• Last modified 2107 days ago (Sept. 19, 2013)


For 145 years, tomorrow's history today

You might not believe it if you were to eavesdrop on curses emanating from morning coffee cabals or follow graffiti scrawled on toilet walls (or the modern-day equivalent, social networks). But we at the newspaper are, indeed, human. And occasionally we make mistakes.

Today, as we enter our 145th year of service to Marion County, we’d like to correct one of those errors:

Two and a half years ago, we erred when we reported in the 100 Years Ago section of the Memories column that a marriage license had been issued the week of Feb. 2, 1911, to Willis M. Harpster of Florence and Nannie R. Bollen of Cedar Point.

Truth is, the error didn’t happen 2½ years ago. Our Memories columnist doesn’t make mistakes copying from our archives. Even if she did, we wouldn’t want to risk losing out on home-cooked meals next time we’re in town by pointing it out.

As it turns out, we — or, rather, our predecessors — made the mistake back in 1911. Our modern Memories column accurately reported what was erroneously reported back then, including the mangling of the bride-to-be’s name, which should have been listed as Nancy R. Ballew.

That, at least, is what we learned after researching an email we received last week from reader Dale Harpster of Chandler, Ariz., who told us Willis and Nancy (who did, in fact, go by the name Nannie) were his grandparents.

We’re not certain how Dale came upon this 2½-year-old republication of a 102½-year-old item, though we suspect Googling played a part in it.

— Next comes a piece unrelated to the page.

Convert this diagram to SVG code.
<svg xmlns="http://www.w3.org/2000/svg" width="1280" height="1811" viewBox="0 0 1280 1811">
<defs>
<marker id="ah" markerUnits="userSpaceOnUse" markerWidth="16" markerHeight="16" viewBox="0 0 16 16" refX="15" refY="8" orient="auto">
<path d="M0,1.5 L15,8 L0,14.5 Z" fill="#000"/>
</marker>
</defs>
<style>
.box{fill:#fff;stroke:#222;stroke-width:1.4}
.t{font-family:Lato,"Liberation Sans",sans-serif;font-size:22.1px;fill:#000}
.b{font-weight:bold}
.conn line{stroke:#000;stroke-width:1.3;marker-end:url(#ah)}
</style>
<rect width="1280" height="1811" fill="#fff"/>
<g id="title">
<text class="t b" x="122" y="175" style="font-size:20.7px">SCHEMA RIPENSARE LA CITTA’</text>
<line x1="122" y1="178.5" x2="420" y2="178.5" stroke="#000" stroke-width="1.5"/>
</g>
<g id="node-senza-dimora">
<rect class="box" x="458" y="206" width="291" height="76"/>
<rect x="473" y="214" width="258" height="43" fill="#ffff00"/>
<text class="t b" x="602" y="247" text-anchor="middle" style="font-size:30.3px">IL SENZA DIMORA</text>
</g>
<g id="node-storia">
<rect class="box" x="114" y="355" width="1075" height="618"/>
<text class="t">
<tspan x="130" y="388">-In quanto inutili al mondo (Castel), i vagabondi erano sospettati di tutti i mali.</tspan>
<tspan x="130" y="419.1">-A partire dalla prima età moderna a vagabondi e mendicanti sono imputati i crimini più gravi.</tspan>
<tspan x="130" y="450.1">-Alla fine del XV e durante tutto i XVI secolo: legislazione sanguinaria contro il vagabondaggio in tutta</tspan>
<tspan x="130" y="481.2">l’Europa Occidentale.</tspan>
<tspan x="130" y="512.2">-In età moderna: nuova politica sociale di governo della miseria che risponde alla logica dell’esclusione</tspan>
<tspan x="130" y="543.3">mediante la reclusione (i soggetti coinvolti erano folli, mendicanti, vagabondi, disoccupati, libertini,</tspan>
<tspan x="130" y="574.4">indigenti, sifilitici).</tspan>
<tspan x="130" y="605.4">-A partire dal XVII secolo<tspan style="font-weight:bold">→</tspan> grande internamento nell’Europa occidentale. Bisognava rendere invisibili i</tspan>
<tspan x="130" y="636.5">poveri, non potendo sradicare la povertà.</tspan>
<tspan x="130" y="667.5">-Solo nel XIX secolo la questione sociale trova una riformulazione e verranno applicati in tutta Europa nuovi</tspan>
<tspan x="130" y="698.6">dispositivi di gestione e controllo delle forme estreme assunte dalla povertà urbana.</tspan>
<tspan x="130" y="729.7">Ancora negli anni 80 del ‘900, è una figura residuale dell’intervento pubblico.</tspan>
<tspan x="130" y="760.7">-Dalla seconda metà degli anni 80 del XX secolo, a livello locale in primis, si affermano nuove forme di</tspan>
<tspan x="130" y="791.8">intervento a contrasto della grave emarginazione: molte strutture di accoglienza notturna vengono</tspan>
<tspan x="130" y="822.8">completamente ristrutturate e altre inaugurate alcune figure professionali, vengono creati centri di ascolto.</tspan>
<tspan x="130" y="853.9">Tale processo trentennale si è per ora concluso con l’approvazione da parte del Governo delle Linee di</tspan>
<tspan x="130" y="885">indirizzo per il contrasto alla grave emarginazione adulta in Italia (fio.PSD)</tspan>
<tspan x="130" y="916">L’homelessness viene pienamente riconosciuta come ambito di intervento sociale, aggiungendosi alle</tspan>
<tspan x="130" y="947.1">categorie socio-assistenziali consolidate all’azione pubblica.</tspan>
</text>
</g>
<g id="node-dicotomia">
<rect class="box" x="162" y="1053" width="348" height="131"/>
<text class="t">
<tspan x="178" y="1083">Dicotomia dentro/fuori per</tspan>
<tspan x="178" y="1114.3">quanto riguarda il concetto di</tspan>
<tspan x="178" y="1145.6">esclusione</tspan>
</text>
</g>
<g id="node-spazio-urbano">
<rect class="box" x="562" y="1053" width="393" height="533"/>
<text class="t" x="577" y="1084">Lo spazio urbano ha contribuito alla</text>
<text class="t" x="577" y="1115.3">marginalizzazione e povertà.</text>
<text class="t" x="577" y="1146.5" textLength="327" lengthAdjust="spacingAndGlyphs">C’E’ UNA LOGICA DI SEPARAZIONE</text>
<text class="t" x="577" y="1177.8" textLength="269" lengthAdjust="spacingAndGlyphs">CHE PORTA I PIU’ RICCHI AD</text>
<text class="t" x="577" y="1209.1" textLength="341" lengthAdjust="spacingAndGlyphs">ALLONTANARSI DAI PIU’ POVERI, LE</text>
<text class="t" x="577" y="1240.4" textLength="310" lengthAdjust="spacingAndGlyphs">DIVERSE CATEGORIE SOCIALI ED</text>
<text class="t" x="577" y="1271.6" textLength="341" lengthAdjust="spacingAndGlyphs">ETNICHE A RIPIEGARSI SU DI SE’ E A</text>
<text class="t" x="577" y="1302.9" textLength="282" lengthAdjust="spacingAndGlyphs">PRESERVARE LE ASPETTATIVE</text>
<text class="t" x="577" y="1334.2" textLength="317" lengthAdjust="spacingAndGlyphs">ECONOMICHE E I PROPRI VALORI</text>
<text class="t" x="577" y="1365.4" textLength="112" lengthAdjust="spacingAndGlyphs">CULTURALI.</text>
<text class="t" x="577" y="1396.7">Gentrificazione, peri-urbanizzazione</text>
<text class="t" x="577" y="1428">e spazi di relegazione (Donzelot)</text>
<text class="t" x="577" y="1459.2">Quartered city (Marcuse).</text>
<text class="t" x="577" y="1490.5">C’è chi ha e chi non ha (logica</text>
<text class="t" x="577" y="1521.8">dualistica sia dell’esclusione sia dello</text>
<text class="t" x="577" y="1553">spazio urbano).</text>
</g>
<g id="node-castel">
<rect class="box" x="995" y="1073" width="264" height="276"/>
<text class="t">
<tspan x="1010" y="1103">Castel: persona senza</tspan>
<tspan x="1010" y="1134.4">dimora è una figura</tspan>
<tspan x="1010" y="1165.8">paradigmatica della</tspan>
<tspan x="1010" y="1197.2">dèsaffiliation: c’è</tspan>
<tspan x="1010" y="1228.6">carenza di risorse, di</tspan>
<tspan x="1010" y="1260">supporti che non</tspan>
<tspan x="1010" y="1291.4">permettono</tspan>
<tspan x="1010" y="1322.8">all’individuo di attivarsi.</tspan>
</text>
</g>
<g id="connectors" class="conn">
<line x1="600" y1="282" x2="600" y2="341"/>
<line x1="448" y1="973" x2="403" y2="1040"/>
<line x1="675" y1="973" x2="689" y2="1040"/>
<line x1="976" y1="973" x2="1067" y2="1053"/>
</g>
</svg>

Regardless, it did serve as a reminder, as we prepare to begin Volume 145 of the Ol’ Thing, how important an obligation we and 144 years of predecessors have had to accurate document today’s happenings not just for today’s readers but for tomorrow’s, too.

About the same time as Dale was composing his email, I was driving to work at my “real” job 600 miles away at the University of Illinois, blissfully listening — for reasons unknown — to a satellite radio rerun of NPR’s Click and Clack “Car Talk” program from Nov. 23, 1996.

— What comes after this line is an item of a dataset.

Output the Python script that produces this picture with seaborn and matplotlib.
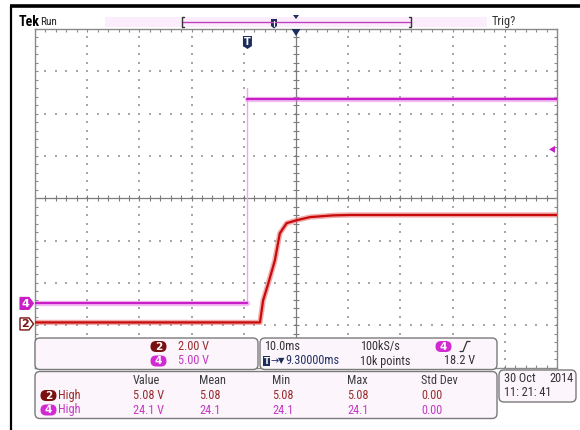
import numpy as np
import pandas as pd
import matplotlib
matplotlib.use("Agg")
import matplotlib.pyplot as plt
import matplotlib.patheffects as pe
from matplotlib.patches import FancyBboxPatch, Polygon, Rectangle
import seaborn as sns

# ---------------- acquisition settings ----------------
time_per_div = 10.0        # ms / div
trigger_delay = 9.30       # ms from trigger to screen centre
ch2_scale = 2.00           # V / div
ch4_scale = 5.00           # V / div
ch2_ground_div = -2.935    # CH2 ground reference, divisions from centre
ch4_ground_div = -2.485    # CH4 ground reference, divisions from centre
trigger_level = 18.2       # V, rising edge on CH4
sample_rate = "100kS/s"
record_length = "10k points"
date_text = "30 Oct"
year_text = "2014"
time_text = "11: 21: 41"

# ---------------- waveforms (ms from trigger, volts) ----------------
ch4_time = [-40.7, 0.0, 0.0, 59.3]
ch4_volts = [0.0, 0.0, 24.1, 24.1]
ch4_segment = [0, 0, 1, 1]
ch4_edge_peak = 25.4

ch2_time = [-40.7, 2.4, 3.0, 4.0, 5.25, 6.2, 7.5, 9.4, 12.0, 16.4, 19.6, 59.3]
ch2_volts = [0.0, 0.0, 1.04, 1.85, 2.93, 4.21, 4.69, 4.83, 4.98, 5.06, 5.08, 5.08]

# ---------------- measurements ----------------
meas_headers = ["Value", "Mean", "Min", "Max", "Std Dev"]
ch2_high = [5.08, 5.08, 5.08, 5.08, 0.00]
ch4_high = [24.1, 24.1, 24.1, 24.1, 0.00]

# ---------------- colours ----------------
MAGENTA = "#c81ec8"
MAGENTA_LIGHT = "#e67ae6"
RED = "#c80a0a"
RED_LIGHT = "#e45a5a"
MAROON = "#7a1010"
NAVY = "#1c2d5e"
GRID = "#a8a8a8"
FRAME = "#8a8a8a"
PANEL = "#fcf5fc"

sns.set_theme(style="white")
FONTS = ["Liberation Sans Narrow", "Roboto Condensed", "Liberation Sans", "DejaVu Sans"]
plt.rcParams["font.family"] = FONTS

W, H = 580, 430
fig = plt.figure(figsize=(W / 100, H / 100), dpi=100)
fig.patch.set_facecolor("white")

# graticule placement (pixels)
GX0, GX1, GY0, GY1 = 35, 557, 29, 367.5
ax = fig.add_axes([GX0 / W, 1 - GY1 / H, (GX1 - GX0) / W, (GY1 - GY0) / H])
t_lo = trigger_delay - 5 * time_per_div
t_hi = trigger_delay + 5 * time_per_div
ax.set_xlim(t_lo, t_hi)
ax.set_ylim(-4, 4)
ax.set_xticks([])
ax.set_yticks([])
ax.set_facecolor("white")
for s in ax.spines.values():
    s.set_color(FRAME)
    s.set_linewidth(1.0)

px_x = (GX1 - GX0) / 10.0      # pixels per horizontal division
px_y = (GY1 - GY0) / 8.0       # pixels per vertical division
tick_t = 3.0 / px_x * time_per_div
tick_v = 3.0 / px_y

minor_t = t_lo + np.arange(0, 51) * time_per_div / 5
minor_v = -4 + np.arange(0, 41) / 5
major_t = t_lo + np.arange(1, 10) * time_per_div
major_v = np.arange(-3, 4)

# dotted division lines
for mt in major_t:
    if abs(mt - trigger_delay) > 1e-6:
        ax.scatter(np.full(minor_v.size, mt), minor_v, s=0.7, marker="s",
                   color=GRID, linewidths=0, zorder=1)
for mv in major_v:
    if mv != 0:
        ax.scatter(minor_t, np.full(minor_t.size, mv), s=0.7, marker="s",
                   color=GRID, linewidths=0, zorder=1)

# centre cross with minor ticks
ax.axvline(trigger_delay, color="#7c7c7c", lw=0.9, zorder=1)
ax.axhline(0, color="#7c7c7c", lw=0.9, zorder=1)
ax.vlines(minor_t, -tick_v, tick_v, color="#7c7c7c", lw=0.8, zorder=1)
ax.hlines(minor_v, trigger_delay - tick_t, trigger_delay + tick_t,
          color="#7c7c7c", lw=0.8, zorder=1)
# edge ticks
ax.vlines(minor_t, 4 - tick_v, 4, color=FRAME, lw=0.8, zorder=1)
ax.vlines(minor_t, -4, -4 + tick_v, color=FRAME, lw=0.8, zorder=1)
ax.hlines(minor_v, t_lo, t_lo + tick_t, color=FRAME, lw=0.8, zorder=1)
ax.hlines(minor_v, t_hi - tick_t, t_hi, color=FRAME, lw=0.8, zorder=1)

# ---------------- traces ----------------
df4 = pd.DataFrame({"t": ch4_time, "v": ch4_volts, "seg": ch4_segment})
df4["div"] = df4["v"] / ch4_scale + ch4_ground_div
df2 = pd.DataFrame({"t": ch2_time, "v": ch2_volts})
df2["div"] = df2["v"] / ch2_scale + ch2_ground_div

# CH4 edge drawn faint, as the scope renders the fast transition
ax.plot([0.0, 0.0],
        [ch4_ground_div, ch4_edge_peak / ch4_scale + ch4_ground_div],
        color="#f2a6f2", lw=1.0, zorder=2)

sns.lineplot(data=df4, x="t", y="div", units="seg", estimator=None, sort=False,
             color=MAGENTA, lw=1.6, ax=ax, zorder=3,
             path_effects=[pe.Stroke(linewidth=3.8, foreground=MAGENTA_LIGHT, alpha=0.5),
                           pe.Normal()])
sns.lineplot(data=df2, x="t", y="div", estimator=None, sort=False,
             color=RED, lw=1.6, ax=ax, zorder=3,
             path_effects=[pe.Stroke(linewidth=3.8, foreground=RED_LIGHT, alpha=0.5),
                           pe.Normal()])
ax.set_xlabel("")
ax.set_ylabel("")
if ax.get_legend() is not None:
    ax.get_legend().remove()

# ---------------- overlay in pixel coordinates ----------------
ov = fig.add_axes([0, 0, 1, 1], zorder=5)
ov.set_xlim(0, W)
ov.set_ylim(H, 0)
ov.axis("off")
ov.patch.set_alpha(0)

cy = (GY0 + GY1) / 2
def div_to_py(d):
    return cy - d * px_y

def t_to_px(t):
    return GX0 + (t - t_lo) / time_per_div * px_x

# outer bezel
ov.plot([10, W], [6, 6], color="black", lw=2.6, solid_capstyle="butt")
ov.plot([11, 11], [6, H], color="black", lw=1.6, solid_capstyle="butt")

# header
ov.text(19, 22.5, "Tek", fontsize=10, fontweight="bold", color="black",
        va="center", ha="left")
ov.text(40.5, 22, "Run", fontsize=8, color="#222222", va="center", ha="left")
ov.text(492, 21.5, "Trig?", fontsize=8.8, color="#333333", va="center", ha="left")

# record bar
ov.add_patch(Rectangle((105, 16.5), 382, 10, facecolor="#fbedfb", edgecolor="none"))
ov.plot([182, 411], [22, 22], color="#c040c0", lw=1.0)
for bx, d in ((182, 1), (411, -1)):
    ov.plot([bx + 2 * d, bx, bx, bx + 2 * d], [17, 17, 27, 27],
            color="#333333", lw=1.0)
ov.add_patch(Polygon([[271, 19], [277, 19], [277, 26], [274, 28.5], [271, 26]],
                     closed=True, facecolor=NAVY, edgecolor="none"))
ov.plot([274, 274], [20.5, 26], color="white", lw=0.8)
ov.add_patch(Polygon([[293, 15], [299, 15], [296, 19]], closed=True,
                     facecolor=NAVY, edgecolor="none"))

# centre and trigger position markers
cx = t_to_px(trigger_delay)
ov.add_patch(Polygon([[cx - 4.5, 29], [cx + 4.5, 29], [cx, 36]], closed=True,
                     facecolor=NAVY, edgecolor="none"))
tx = t_to_px(0.0)
ov.add_patch(Polygon([[tx - 4.5, 36], [tx + 4.5, 36], [tx + 4.5, 46],
                      [tx, 49], [tx - 4.5, 46]], closed=True,
                     facecolor=NAVY, edgecolor="none"))
ov.text(tx, 42, "T", fontsize=7, fontweight="bold", color="white",
        ha="center", va="center", family="DejaVu Sans")

# trigger level arrow
ty = div_to_py(trigger_level / ch4_scale + ch4_ground_div)
ov.add_patch(Polygon([[549, ty], [555, ty - 3.5], [555, ty + 3.5]], closed=True,
                     facecolor=MAGENTA, edgecolor="none"))

# ground reference markers
y4 = div_to_py(ch4_ground_div)
ov.add_patch(Polygon([[20, y4 - 6], [29, y4 - 6], [33.5, y4], [29, y4 + 6],
                      [20, y4 + 6]], closed=True, facecolor=MAGENTA,
                     edgecolor=MAGENTA, lw=0.8))
ov.text(25, y4 + 0.3, "4", fontsize=8, fontweight="bold", color="white",
        ha="center", va="center", family="DejaVu Sans")
y2 = div_to_py(ch2_ground_div) + 1.5
ov.add_patch(Polygon([[20, y2 - 6], [29, y2 - 6], [33.5, y2], [29, y2 + 6],
                      [20, y2 + 6]], closed=True, facecolor="white",
                     edgecolor=MAROON, lw=1.0))
ov.text(25, y2 + 0.3, "2", fontsize=8, fontweight="bold", color=MAROON,
        ha="center", va="center", family="DejaVu Sans")

# ---------------- readout panels ----------------
def panel(x0, y0, x1, y1):
    ov.add_patch(FancyBboxPatch((x0, y0), x1 - x0, y1 - y0,
                                boxstyle="round,pad=0,rounding_size=5",
                                facecolor=PANEL, edgecolor="#7a7a7a", lw=1.0))

def badge(x, y, label, color):
    ov.add_patch(FancyBboxPatch((x - 8, y - 5.5), 16, 11,
                                boxstyle="round,pad=0,rounding_size=5.5",
                                facecolor=color, edgecolor="none"))
    ov.text(x, y + 0.3, label, fontsize=7.5, fontweight="bold", color="white",
            ha="center", va="center", family="DejaVu Sans")

def txt(x, y, s, color="#333333", ha="left", size=8.8, **kw):
    ov.text(x, y, s, fontsize=size, color=color, ha=ha, va="center", **kw)

panel(35, 338, 258, 369.5)
panel(260, 338, 497, 369.5)
panel(35, 371.5, 497, 418.5)
panel(499, 370, 576, 402)

C2 = "#9a2c2c"
C4 = "#c43ac4"

# vertical settings
badge(158.5, 346.5, "2", MAROON)
txt(178, 346.5, f"{ch2_scale:.2f} V", C2)
badge(158.5, 361, "4", "#d22ad2")
txt(178, 361, f"{ch4_scale:.2f} V", C4)

# horizontal / trigger settings
txt(264, 346.5, f"{time_per_div:.1f}ms")
txt(360, 346.5, sample_rate)
badge(443.5, 346.5, "4", "#d22ad2")
ov.plot([460, 463, 467, 470], [351.5, 351.5, 341.5, 341.5], color="#333333", lw=0.9)
ov.add_patch(Rectangle((263, 356), 7, 10, facecolor=NAVY, edgecolor="none"))
ov.text(266.5, 361.3, "T", fontsize=6, fontweight="bold", color="white",
        ha="center", va="center", family="DejaVu Sans")
txt(270.5, 361, "\u2192", NAVY, family="DejaVu Sans", size=7)
txt(278, 361, "\u25bc", NAVY, family="DejaVu Sans", size=6)
txt(285, 361, f"{trigger_delay:.5f}ms", "#223366")
txt(360, 361, record_length)
txt(475, 361, f"{trigger_level:.1f} V", ha="right")

# measurement table
col_x = [133, 199, 272, 347, 421]
for x, h in zip(col_x, meas_headers):
    txt(x, 380, h, "#3c3c3c")
badge(48.5, 395.5, "2", MAROON)
txt(58, 395.5, "High", C2)
badge(48.5, 410, "4", "#d22ad2")
txt(58, 410, "High", C4)
for i, (x, v2, v4) in enumerate(zip(col_x, ch2_high, ch4_high)):
    unit = " V" if i == 0 else ""
    s2 = f"{v2:.2f}{unit}"
    s4 = f"{v4:.1f}{unit}" if i < 4 else f"{v4:.2f}"
    txt(x, 395.5, s2, C2)
    txt(x, 410, s4, C4)

# date / time
txt(504, 378, date_text)
txt(574, 378, year_text, ha="right")
txt(504, 393, time_text)

fig.savefig("out.png", dpi=100)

Complaining about a 1987 pickup truck that wouldn’t start was woman by the name of Cynthia, who gave her hometown as Marion, Kan., which she described as a small town of 1,900 people.

When she told the hosts, as I recall, that she had daughters who were married or in college and a husband who was overseas working as an oil driller until Christmas, I became obsessed with finding whether she really was “Cynthia from Marion,” “Sleepless in Seattle,” or “Susan from Peoria,” picking a random name and random town to hide her true identity.

To my rescue, albeit unfortunately not with a CARE package of hamburger soup for supper, was our same intrepid Memories columnist, who immediately knew who it was and, within a day, managed to track her down and verify that she was, indeed, Cynthia Blount of Marion. That means the “dad” she mentioned during her call as having braved nausea to replace a starter motor in a discount store parking lot probably was Jack Swain.

It would be a great ending to report that Click and Clack’s advice spared the truck, but Cynthia reported that their advice had been less than helpful. (It was radio, after all — not something reliable like a newspaper.)

Whatever the case, it all happened about the time my students were learning to walk and while our modern-day competition in the publishing business in Marion County was just a gleam in the eyes of disgruntled former employees of another paper that we now own and who at the time were trying to get us to go in business with them. (We obviously declined and have never regretted doing so.)

While fellow faculty members here at Illinois continue to bemoan the loss of importance of metropolitan newspapers, it’s nice to know that after 144 years, our weekly is still alive, occasionally kicking, and reaching probably more readers than we ever have.

If that means we sometimes have to apologize for 102½-year-old errors, so be it. It means that more than a century later, readers still care what we report, and that’s enough to keep any journalist — or his successors — going for another 145 years.